Karl (or Carl) Wilhelm Leopold Krug (January 7, 1833 – April 4, 1898) was a German businessman, naturalist, ethnographer, diplomat and supporter of scientific collections. While he lived in Puerto Rico he was involved in plant and insect collecting.

==Early life and education==
Born on the estate of Mühlenbeck in the vicinity of Berlin on January 7, 1833, he was educated by private tutors and in several schools (gymnasia), obtaining his matriculation certificate in 1854.

==Puerto Rico==
After a short apprenticeship in Bremen, Krug arrived in Puerto Rico in 1857 and started work in the international trading company of Lahmayer & Co. (later Schulze & Co.) in Mayaguez, Puerto Rico.

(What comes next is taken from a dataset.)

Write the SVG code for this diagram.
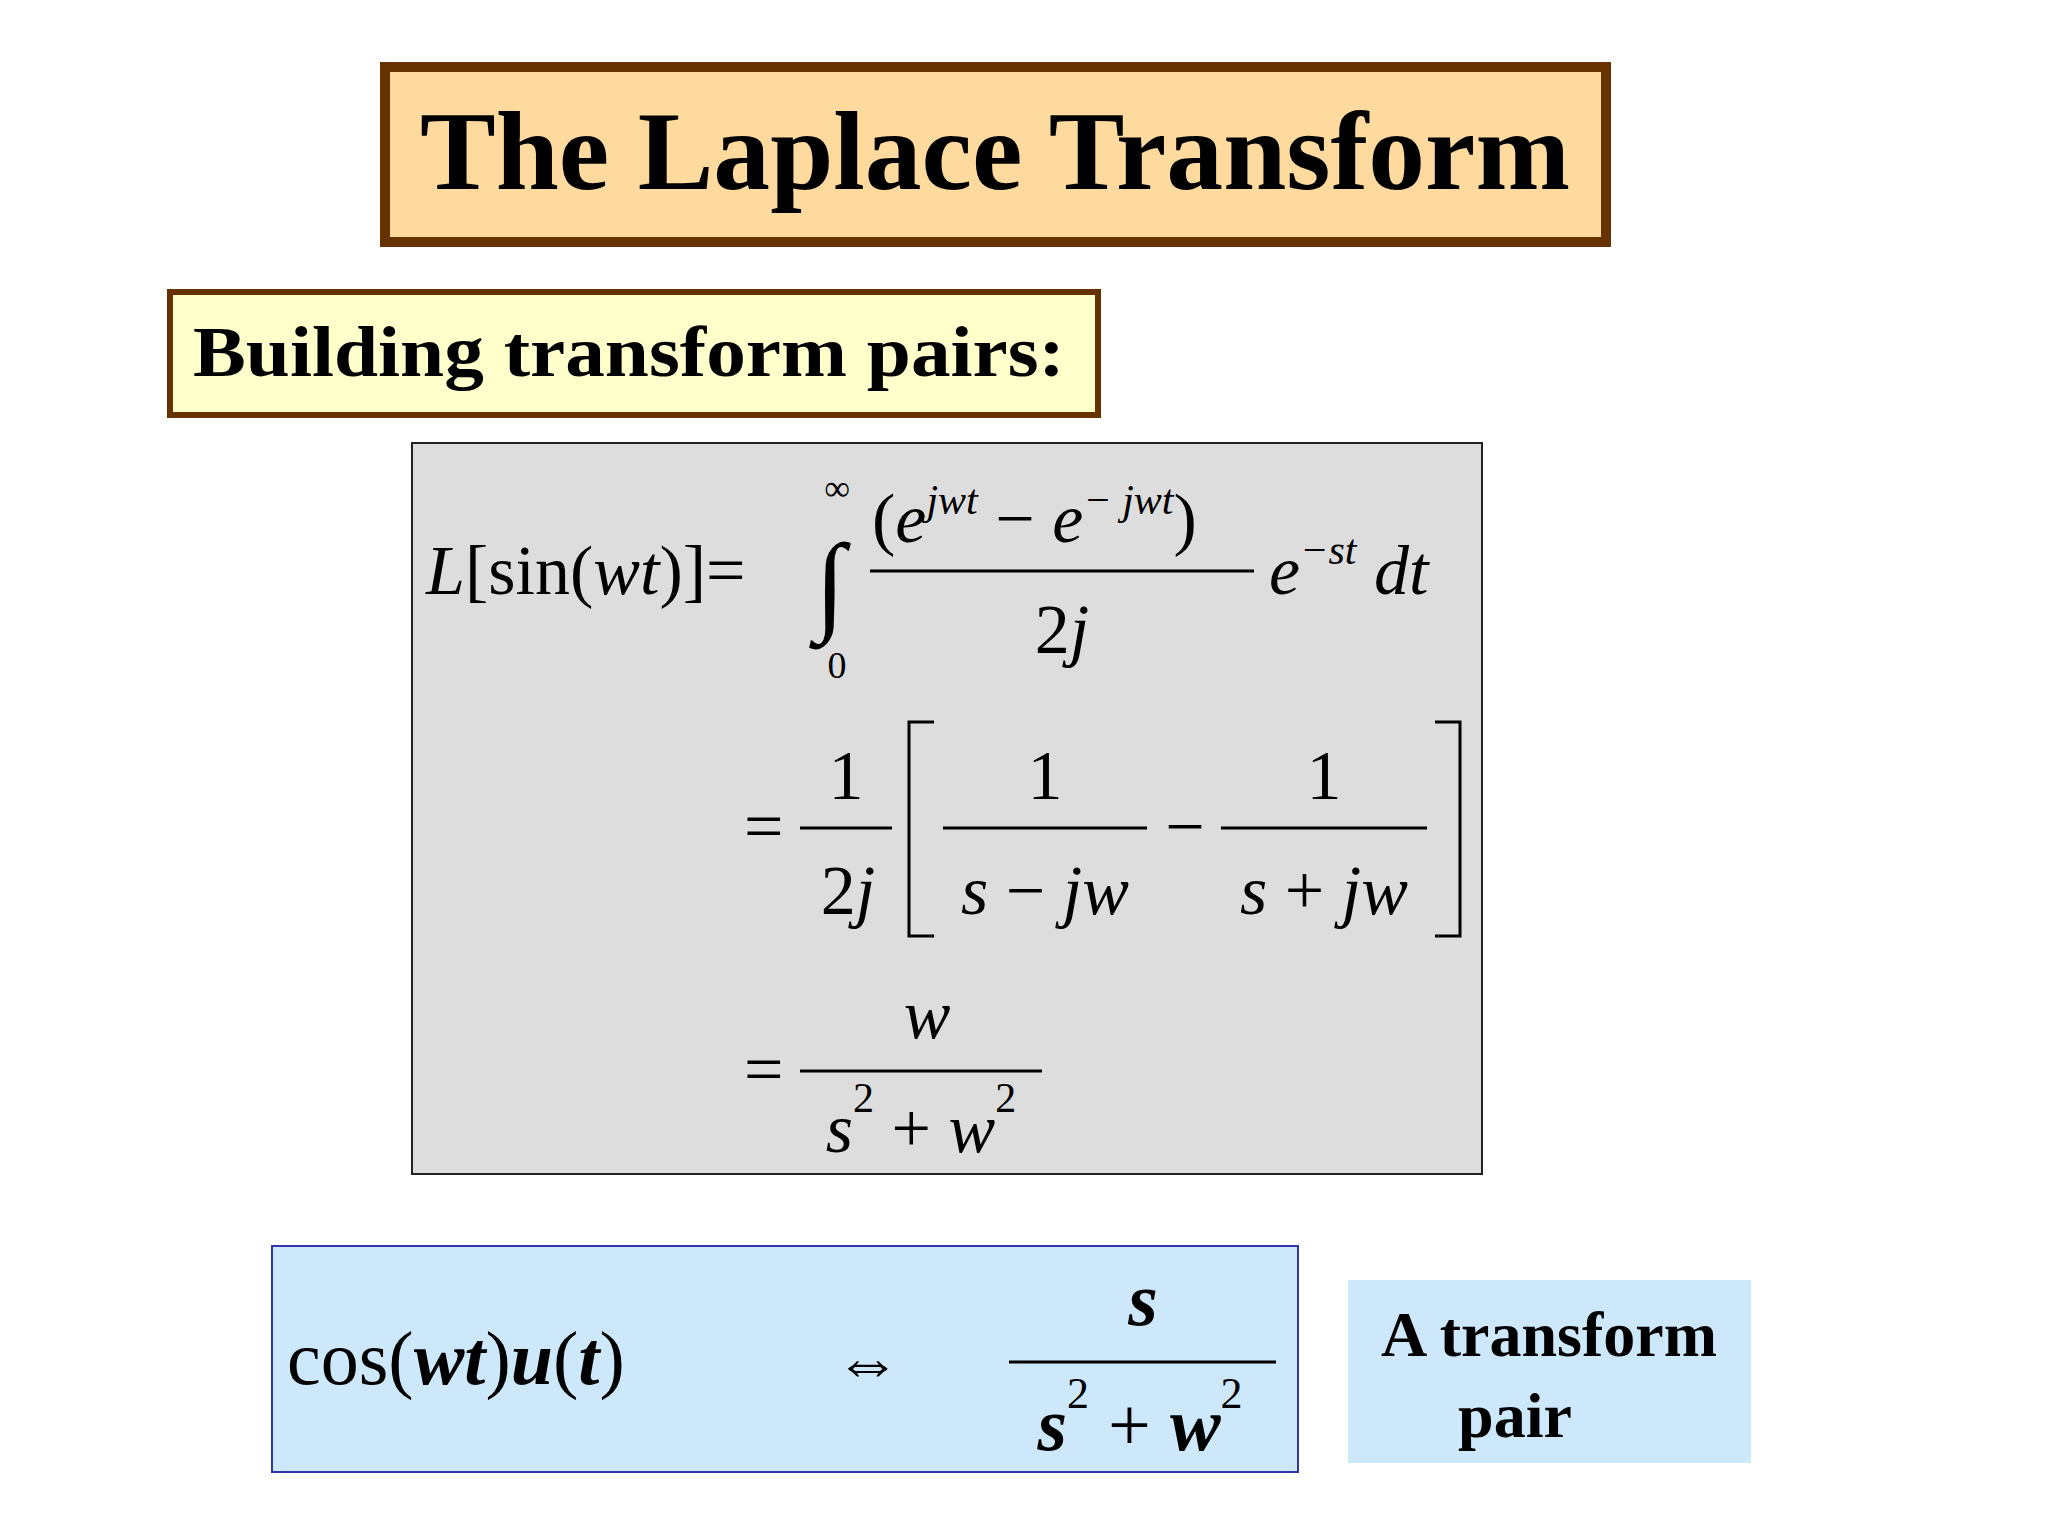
<svg xmlns="http://www.w3.org/2000/svg" width="2048" height="1536" viewBox="0 0 2048 1536">
<style>
text{font-family:"Liberation Serif","Times New Roman",serif;fill:#000}
.m{font-size:70px}
.i{font-style:italic}
.b{font-weight:bold}
.sup{font-size:42px}
.ln{stroke:#000;stroke-width:3;fill:none}
</style>
<rect width="2048" height="1536" fill="#fff"/>
<g id="title">
<rect x="385" y="67" width="1221" height="175" fill="#FFDA9E" stroke="#663300" stroke-width="10"/>
<text x="995" y="189" text-anchor="middle" font-size="112" font-weight="bold" textLength="1150" lengthAdjust="spacingAndGlyphs">The Laplace Transform</text>
</g>
<g id="subtitle">
<rect x="170" y="292" width="928" height="123" fill="#FFFFCC" stroke="#663300" stroke-width="6"/>
<text x="193" y="376" font-size="72" font-weight="bold" textLength="872" lengthAdjust="spacingAndGlyphs">Building transform pairs:</text>
</g>
<g id="derivation">
<rect x="412" y="443" width="1070" height="731" fill="#DDDDDD" stroke="#222" stroke-width="2"/>
<text x="426" y="594" class="m"><tspan class="i">L</tspan>[sin(<tspan class="i">wt</tspan>)]=</text>
<text x="815" y="620" font-size="110" font-family="DejaVu Serif,serif">∫</text>
<text x="837" y="500" font-size="36" text-anchor="middle">∞</text>
<text x="837" y="678" font-size="38" text-anchor="middle">0</text>
<text x="872" y="542" class="m">(<tspan class="i">e</tspan><tspan class="i sup" dy="-28">jwt</tspan><tspan dy="28"> − </tspan><tspan class="i">e</tspan><tspan class="i sup" dy="-28">− jwt</tspan><tspan dy="28">)</tspan></text>
<line class="ln" x1="870" y1="571" x2="1254" y2="571"/>
<text x="1062" y="653" class="m" text-anchor="middle">2<tspan class="i">j</tspan></text>
<text x="1269" y="594" class="m i">e<tspan class="sup" dy="-30">−st</tspan><tspan dy="30"> dt</tspan></text>

<text x="744" y="850" class="m">=</text>
<line class="ln" x1="800" y1="828" x2="892" y2="828"/>
<text x="846" y="799" class="m" text-anchor="middle">1</text>
<text x="848" y="914" class="m" text-anchor="middle">2<tspan class="i">j</tspan></text>
<path class="ln" d="M934 722 H909 V936 H934"/>
<line class="ln" x1="943" y1="828" x2="1147" y2="828"/>
<text x="1045" y="799" class="m" text-anchor="middle">1</text>
<text x="1045" y="914" class="m" text-anchor="middle"><tspan class="i">s</tspan> − <tspan class="i">jw</tspan></text>
<text x="1185" y="850" class="m" text-anchor="middle">−</text>
<line class="ln" x1="1221" y1="828" x2="1427" y2="828"/>
<text x="1324" y="799" class="m" text-anchor="middle">1</text>
<text x="1324" y="914" class="m" text-anchor="middle"><tspan class="i">s</tspan> + <tspan class="i">jw</tspan></text>
<path class="ln" d="M1435 722 H1460 V936 H1435"/>

<text x="744" y="1093" class="m">=</text>
<line class="ln" x1="800" y1="1071" x2="1042" y2="1071"/>
<text x="927" y="1038" class="m i" text-anchor="middle">w</text>
<text x="921" y="1152" class="m" text-anchor="middle"><tspan class="i">s</tspan><tspan class="sup" dy="-40">2</tspan><tspan dy="40"> + </tspan><tspan class="i">w</tspan><tspan class="sup" dy="-40">2</tspan></text>
</g>
<g id="pair">
<rect x="272" y="1246" width="1026" height="226" fill="#CCE8FA" stroke="#3333AA" stroke-width="2"/>
<text x="287" y="1384" font-size="76">cos(<tspan class="b i">wt</tspan>)<tspan class="b i">u</tspan>(<tspan class="b i">t</tspan>)</text>
<text x="868" y="1384" font-size="66" text-anchor="middle" font-family="DejaVu Sans,sans-serif">⇔</text>
<line class="ln" x1="1009" y1="1362" x2="1276" y2="1362"/>
<text x="1143" y="1325" font-size="76" class="b i" text-anchor="middle">s</text>
<text x="1140" y="1450" font-size="76" text-anchor="middle"><tspan class="b i">s</tspan><tspan font-size="44" dy="-42">2</tspan><tspan dy="42"> + </tspan><tspan class="b i">w</tspan><tspan font-size="44" dy="-42">2</tspan></text>
</g>
<g id="label">
<rect x="1348" y="1280" width="403" height="183" fill="#CCE8FA"/>
<text x="1549" y="1356" font-size="64" font-weight="bold" text-anchor="middle">A transform</text>
<text x="1515" y="1437" font-size="64" font-weight="bold" text-anchor="middle">pair</text>
</g>
</svg>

He became partner, and later sole owner of the company. He became vice-consul in Mayaguez of both Germany and Great Britain.

Under the influence of his legal advisor Don Domingo Bello y Espinoza, Krug became an avid collector of plants and insects. He underwrote several collecting expeditions by the zoologist Juan Gundlach. These collecting activities resulted in a large amount of scientific material, which became part of the Zoological Museum and Ethnographic Museum in Berlin.

==Berlin==
Krug retired from his business activities in 1876. He worked from then on in close collaboration with Ignatz Urban, the director of the Berlin Botanical Garden. Krug and (to some extent the Berlin Academy of Sciences) underwrote the collecting expeditions of Paul Sintenis and of the baron Eggers, at the time commanding officer of the Danish forces on St. Thomas. These, together with his own extensive material and other acquisitions became the basis of the Herbarium Krug et Urban, which was destroyed in the Second World War.

He died of congestive heart failure in Groß-Lichterfelde on April 4, 1898.

==Legacy==
The plant genera Krugia Urb. (Myrtaceae) and Krugiodendron Urb. (Rhamnaceae) were named in his honor.

A species of Puerto Rican lizard, Anolis krugi W. Peters, 1876, is named in his honor.

==Sources==
- Urban, Ignatz (1898). Leopold Krug. Berlin: Gebrüder Borntraeger. (in German).
- Wunschmann, Ernst (1906). "Krug, Leopold". In: Allgemeine Deutsche Biographie (ADB), Volume 51. Leipzig: Duncker & Humblot. pp. 401–403. (in German).